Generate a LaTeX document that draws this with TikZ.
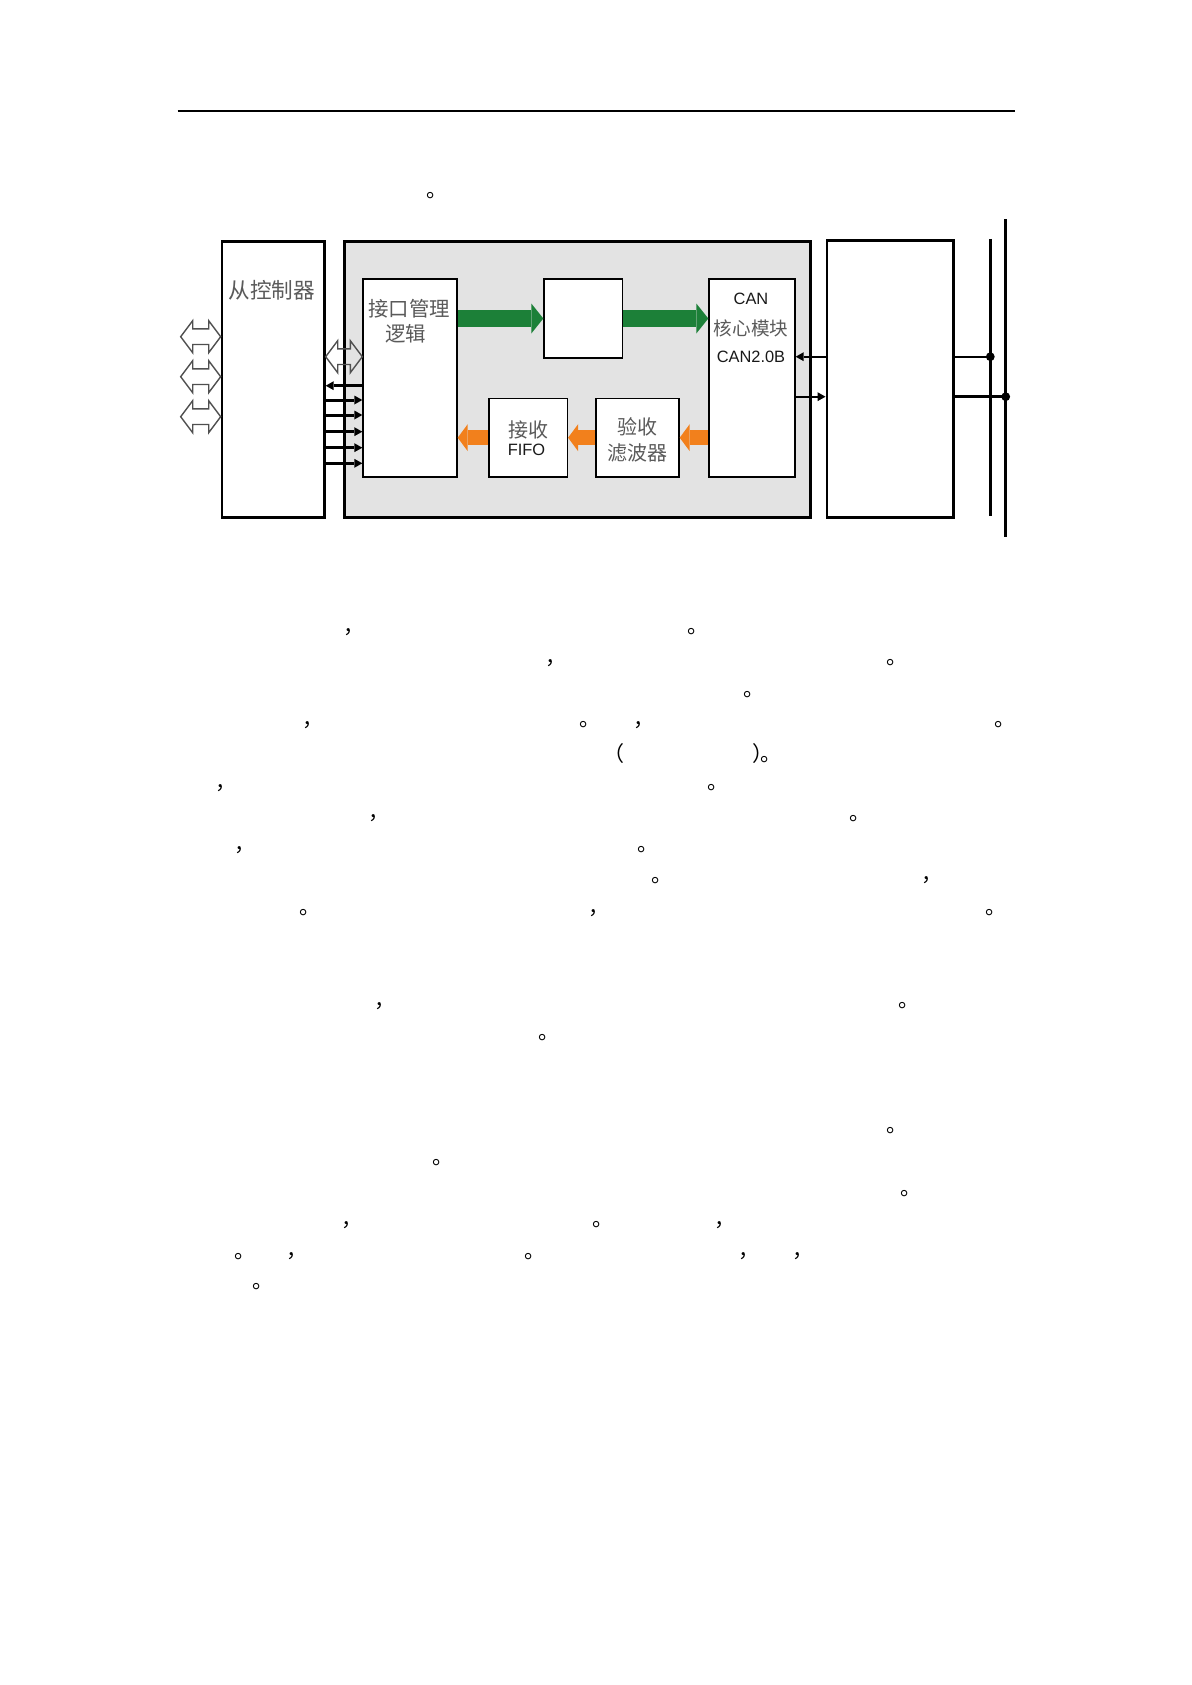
\documentclass[tikz,border=0pt]{standalone}
\usepackage{fontspec}
\newfontfamily\cjk{Noto Sans CJK SC}
\newfontfamily\arial{Liberation Sans}
\usetikzlibrary{arrows.meta,calc}

\definecolor{panelgrey}{RGB}{227,227,227}
\definecolor{flowgreen}{RGB}{28,128,56}
\definecolor{floworange}{RGB}{242,128,28}
\definecolor{labelgrey}{RGB}{90,90,90}
\definecolor{outlinegrey}{RGB}{80,80,80}

\tikzset{
  bigbox/.style={draw, line width=1.3pt, anchor=north west, inner sep=0pt},
  smallbox/.style={draw, fill=white, line width=0.7pt, anchor=north west, inner sep=0pt},
  cjklabel/.style={font=\cjk\fontsize{10}{12}\selectfont, text=labelgrey, inner sep=0pt},
  canlabel/.style={font=\arial\fontsize{8.2}{10}\selectfont, text=black!90, inner sep=0pt},
  greenflow/.style={draw=flowgreen, line width=8.3pt, -{Triangle[length=6pt,width=15pt,line width=0pt]}},
  orangeflow/.style={draw=floworange, line width=7.5pt, -{Triangle[length=5pt,width=13.5pt,line width=0pt]}},
  sigline/.style={line width=1.5pt, -{Triangle[length=4pt,width=4.5pt,line width=0pt]}},
  canline/.style={line width=1.2pt, -{Triangle[length=4pt,width=4.5pt,line width=0pt]}},
  hollow/.style={draw=outlinegrey, line width=0.7pt, line join=miter},
  punct/.style={font=\cjk\fontsize{10.5}{12}\selectfont, inner sep=0pt, xshift=3pt},
  paren/.style={font=\cjk\fontsize{10.5}{12}\selectfont, inner sep=0pt},
}

% hollow double arrow between two points on one row
\newcommand{\hollowarrow}[2]{%
  \draw[hollow] let \p1=(#1), \p2=(#2) in
    (\x1,\y1) -- (\x1+6pt,\y1+8pt) -- (\x1+6pt,\y1+3.9pt) -- (\x2-6pt,\y1+3.9pt)
    -- (\x2-6pt,\y1+8pt) -- (\x2,\y1) -- (\x2-6pt,\y1-8pt) -- (\x2-6pt,\y1-3.9pt)
    -- (\x1+6pt,\y1-3.9pt) -- (\x1+6pt,\y1-8pt) -- cycle;}

\begin{document}
\begin{tikzpicture}[x=0.5pt, y=-0.5pt]
    \useasboundingbox[fill=white] (0,0) rectangle (1191,1685);

    % Draw page rule
    \coordinate (ruleL) at (177.6,111);
    \coordinate (ruleR) at (1015,111);
    \draw [line width=0.7pt] (ruleL) -- (ruleR);

    % Draw blocks
    \node [bigbox, minimum width=51.2pt, minimum height=138pt] (ctrl) at (220.7,240) {};
    \node [bigbox, fill=panelgrey, minimum width=233pt, minimum height=138pt] (core) at (343.3,240) {};
    \node [bigbox, minimum width=63.4pt, minimum height=138.5pt] (xcvr) at (825.5,239) {};
    \node [smallbox, minimum width=47pt, minimum height=99pt] (ifc) at (362.3,278.3) {};
    \node [smallbox, minimum width=39.2pt, minimum height=39.5pt] (buf) at (543.3,278.3) {};
    \node [smallbox, minimum width=43pt, minimum height=99pt] (can) at (708.3,278.3) {};
    \node [smallbox, minimum width=39.2pt, minimum height=39.3pt] (fifo) at (488.3,397.7) {};
    \node [smallbox, minimum width=41.5pt, minimum height=39.3pt] (filt) at (595.3,397.7) {};

    % Labels
    \node [cjklabel, font=\cjk\fontsize{10.8}{12}\selectfont] (lctrl) at (271.7,290) {从控制器};
    \node [cjklabel, font=\cjk\fontsize{10.2}{12}\selectfont] (lifc1) at (409,308.3) {接口管理};
    \node [cjklabel, font=\cjk\fontsize{10.2}{12}\selectfont] (lifc2) at (405.7,333.3) {逻辑};
    \node [canlabel] (lcan1) at (751,299.3) {CAN};
    \node [cjklabel, font=\cjk\fontsize{9.3}{12}\selectfont] (lcan2) at (751,328.3) {核心模块};
    \node [canlabel] (lcan3) at (751,356.7) {CAN2.0B};
    \node [cjklabel] (lfifo1) at (528,430) {接收};
    \node [canlabel] (lfifo2) at (526.5,450) {FIFO};
    \node [cjklabel] (lfilt1) at (637.3,426.7) {验收};
    \node [cjklabel] (lfilt2) at (637.3,453.3) {滤波器};

    % Host side
    \foreach \row [count=\i] in {336.7,376.7,416.7} {
        \coordinate (host\i) at (180.7,\row);
        \hollowarrow{host\i}{ctrl.west |- host\i}
    }
    \coordinate (busrow) at (0,356.7);
    \hollowarrow{ctrl.east |- busrow}{ifc.west |- busrow}
    \coordinate (irq) at (0,385.7);
    \draw [sigline] (ifc.west |- irq) -- (ctrl.east |- irq);
    \foreach \row [count=\i] in {400,415,431.7,447.7,463.3} {
        \coordinate (ctl\i) at (0,\row);
        \draw [sigline] (ctrl.east |- ctl\i) -- (ifc.west |- ctl\i);
    }

    % Transmit and receive paths
    \draw [greenflow] (ifc.east |- buf.west) -- (buf.west);
    \draw [greenflow] (buf.east) -- (can.west |- buf.east);
    \draw [orangeflow] (can.west |- filt.east) -- (filt.east);
    \draw [orangeflow] (filt.west) -- (fifo.east);
    \draw [orangeflow] (fifo.west) -- (ifc.east |- fifo.west);

    % Transceiver and bus
    \coordinate (rxrow) at (0,356.7);
    \coordinate (txrow) at (0,396.7);
    \draw [canline] (xcvr.west |- rxrow) -- (can.east |- rxrow);
    \draw [canline] (can.east |- txrow) -- (xcvr.west |- txrow);
    \coordinate (hiTop) at (990.3,239);
    \coordinate (hiBot) at (990.3,516);
    \coordinate (loTop) at (1005.7,219.3);
    \coordinate (loBot) at (1005.7,536.7);
    \draw [line width=1.6pt] (hiTop) -- (hiBot);
    \draw [line width=1.3pt] (loTop) -- (loBot);
    \draw [line width=1pt] (xcvr.east |- rxrow) -- (hiTop |- rxrow);
    \draw [line width=1.6pt] (xcvr.east |- txrow) -- (loTop |- txrow);
    \fill (hiTop |- rxrow) circle (2.2pt);
    \fill (loTop |- txrow) circle (2.2pt);

    % Punctuation left in the body text
    \foreach \px/\py/\ch [count=\i] in {
        430.6/196/。,
        347.6/631.7/，, 692.4/631.7/。,
        550.4/662.7/，, 890.7/662.7/。,
        747.6/694.3/。,
        306.5/725/，, 583.7/725/。, 637.7/725/，, 999.4/725/。,
        220.3/787.7/，, 712.1/787.7/。,
        373/818.3/，, 854/818.3/。,
        238.9/850/，, 641.7/850/。,
        655.5/880.5/。, 925.7/880.5/，,
        303.7/912.7/。, 592.7/912.7/，, 989.9/912.7/。,
        379/1006/，, 902.5/1006/。,
        543/1037.3/。,
        891/1131/。,
        437/1162.3/。,
        905/1193.3/。,
        346/1225/，, 596.6/1225/。, 719/1225/，,
        238.9/1256.5/。, 290.7/1256.5/，, 529/1256.5/。, 743/1256.5/，, 796.6/1256.5/，,
        257/1287/。} {
        \node [punct] (p\i) at (\px,\py) {\ch};
    }
    \node [paren, xshift=-2.5pt] (popen) at (619,753.3) {（};
    \node [paren] (pclose) at (766.5,753.3) {）\kern-6.5pt。};
\end{tikzpicture}
\end{document}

▶ What you will do
Would you return the data exactly as written, without the pictures?

▶ Task response
Generate a LaTeX document that draws this with TikZ.
\documentclass[tikz,border=0pt]{standalone}
\usepackage{fontspec}
\newfontfamily\cjk{Noto Sans CJK SC}
\newfontfamily\arial{Liberation Sans}
\usetikzlibrary{arrows.meta,calc}

\definecolor{panelgrey}{RGB}{227,227,227}
\definecolor{flowgreen}{RGB}{28,128,56}
\definecolor{floworange}{RGB}{242,128,28}
\definecolor{labelgrey}{RGB}{90,90,90}
\definecolor{outlinegrey}{RGB}{80,80,80}

\tikzset{
  bigbox/.style={draw, line width=1.3pt, anchor=north west, inner sep=0pt},
  smallbox/.style={draw, fill=white, line width=0.7pt, anchor=north west, inner sep=0pt},
  cjklabel/.style={font=\cjk\fontsize{10}{12}\selectfont, text=labelgrey, inner sep=0pt},
  canlabel/.style={font=\arial\fontsize{8.2}{10}\selectfont, text=black!90, inner sep=0pt},
  greenflow/.style={draw=flowgreen, line width=8.3pt, -{Triangle[length=6pt,width=15pt,line width=0pt]}},
  orangeflow/.style={draw=floworange, line width=7.5pt, -{Triangle[length=5pt,width=13.5pt,line width=0pt]}},
  sigline/.style={line width=1.5pt, -{Triangle[length=4pt,width=4.5pt,line width=0pt]}},
  canline/.style={line width=1.2pt, -{Triangle[length=4pt,width=4.5pt,line width=0pt]}},
  hollow/.style={draw=outlinegrey, line width=0.7pt, line join=miter},
  punct/.style={font=\cjk\fontsize{10.5}{12}\selectfont, inner sep=0pt, xshift=3pt},
  paren/.style={font=\cjk\fontsize{10.5}{12}\selectfont, inner sep=0pt},
}

% hollow double arrow between two points on one row
\newcommand{\hollowarrow}[2]{%
  \draw[hollow] let \p1=(#1), \p2=(#2) in
    (\x1,\y1) -- (\x1+6pt,\y1+8pt) -- (\x1+6pt,\y1+3.9pt) -- (\x2-6pt,\y1+3.9pt)
    -- (\x2-6pt,\y1+8pt) -- (\x2,\y1) -- (\x2-6pt,\y1-8pt) -- (\x2-6pt,\y1-3.9pt)
    -- (\x1+6pt,\y1-3.9pt) -- (\x1+6pt,\y1-8pt) -- cycle;}

\begin{document}
\begin{tikzpicture}[x=0.5pt, y=-0.5pt]
    \useasboundingbox[fill=white] (0,0) rectangle (1191,1685);

    % Draw page rule
    \coordinate (ruleL) at (177.6,111);
    \coordinate (ruleR) at (1015,111);
    \draw [line width=0.7pt] (ruleL) -- (ruleR);

    % Draw blocks
    \node [bigbox, minimum width=51.2pt, minimum height=138pt] (ctrl) at (220.7,240) {};
    \node [bigbox, fill=panelgrey, minimum width=233pt, minimum height=138pt] (core) at (343.3,240) {};
    \node [bigbox, minimum width=63.4pt, minimum height=138.5pt] (xcvr) at (825.5,239) {};
    \node [smallbox, minimum width=47pt, minimum height=99pt] (ifc) at (362.3,278.3) {};
    \node [smallbox, minimum width=39.2pt, minimum height=39.5pt] (buf) at (543.3,278.3) {};
    \node [smallbox, minimum width=43pt, minimum height=99pt] (can) at (708.3,278.3) {};
    \node [smallbox, minimum width=39.2pt, minimum height=39.3pt] (fifo) at (488.3,397.7) {};
    \node [smallbox, minimum width=41.5pt, minimum height=39.3pt] (filt) at (595.3,397.7) {};

    % Labels
    \node [cjklabel, font=\cjk\fontsize{10.8}{12}\selectfont] (lctrl) at (271.7,290) {从控制器};
    \node [cjklabel, font=\cjk\fontsize{10.2}{12}\selectfont] (lifc1) at (409,308.3) {接口管理};
    \node [cjklabel, font=\cjk\fontsize{10.2}{12}\selectfont] (lifc2) at (405.7,333.3) {逻辑};
    \node [canlabel] (lcan1) at (751,299.3) {CAN};
    \node [cjklabel, font=\cjk\fontsize{9.3}{12}\selectfont] (lcan2) at (751,328.3) {核心模块};
    \node [canlabel] (lcan3) at (751,356.7) {CAN2.0B};
    \node [cjklabel] (lfifo1) at (528,430) {接收};
    \node [canlabel] (lfifo2) at (526.5,450) {FIFO};
    \node [cjklabel] (lfilt1) at (637.3,426.7) {验收};
    \node [cjklabel] (lfilt2) at (637.3,453.3) {滤波器};

    % Host side
    \foreach \row [count=\i] in {336.7,376.7,416.7} {
        \coordinate (host\i) at (180.7,\row);
        \hollowarrow{host\i}{ctrl.west |- host\i}
    }
    \coordinate (busrow) at (0,356.7);
    \hollowarrow{ctrl.east |- busrow}{ifc.west |- busrow}
    \coordinate (irq) at (0,385.7);
    \draw [sigline] (ifc.west |- irq) -- (ctrl.east |- irq);
    \foreach \row [count=\i] in {400,415,431.7,447.7,463.3} {
        \coordinate (ctl\i) at (0,\row);
        \draw [sigline] (ctrl.east |- ctl\i) -- (ifc.west |- ctl\i);
    }

    % Transmit and receive paths
    \draw [greenflow] (ifc.east |- buf.west) -- (buf.west);
    \draw [greenflow] (buf.east) -- (can.west |- buf.east);
    \draw [orangeflow] (can.west |- filt.east) -- (filt.east);
    \draw [orangeflow] (filt.west) -- (fifo.east);
    \draw [orangeflow] (fifo.west) -- (ifc.east |- fifo.west);

    % Transceiver and bus
    \coordinate (rxrow) at (0,356.7);
    \coordinate (txrow) at (0,396.7);
    \draw [canline] (xcvr.west |- rxrow) -- (can.east |- rxrow);
    \draw [canline] (can.east |- txrow) -- (xcvr.west |- txrow);
    \coordinate (hiTop) at (990.3,239);
    \coordinate (hiBot) at (990.3,516);
    \coordinate (loTop) at (1005.7,219.3);
    \coordinate (loBot) at (1005.7,536.7);
    \draw [line width=1.6pt] (hiTop) -- (hiBot);
    \draw [line width=1.3pt] (loTop) -- (loBot);
    \draw [line width=1pt] (xcvr.east |- rxrow) -- (hiTop |- rxrow);
    \draw [line width=1.6pt] (xcvr.east |- txrow) -- (loTop |- txrow);
    \fill (hiTop |- rxrow) circle (2.2pt);
    \fill (loTop |- txrow) circle (2.2pt);

    % Punctuation left in the body text
    \foreach \px/\py/\ch [count=\i] in {
        430.6/196/。,
        347.6/631.7/，, 692.4/631.7/。,
        550.4/662.7/，, 890.7/662.7/。,
        747.6/694.3/。,
        306.5/725/，, 583.7/725/。, 637.7/725/，, 999.4/725/。,
        220.3/787.7/，, 712.1/787.7/。,
        373/818.3/，, 854/818.3/。,
        238.9/850/，, 641.7/850/。,
        655.5/880.5/。, 925.7/880.5/，,
        303.7/912.7/。, 592.7/912.7/，, 989.9/912.7/。,
        379/1006/，, 902.5/1006/。,
        543/1037.3/。,
        891/1131/。,
        437/1162.3/。,
        905/1193.3/。,
        346/1225/，, 596.6/1225/。, 719/1225/，,
        238.9/1256.5/。, 290.7/1256.5/，, 529/1256.5/。, 743/1256.5/，, 796.6/1256.5/，,
        257/1287/。} {
        \node [punct] (p\i) at (\px,\py) {\ch};
    }
    \node [paren, xshift=-2.5pt] (popen) at (619,753.3) {（};
    \node [paren] (pclose) at (766.5,753.3) {）\kern-6.5pt。};
\end{tikzpicture}
\end{document}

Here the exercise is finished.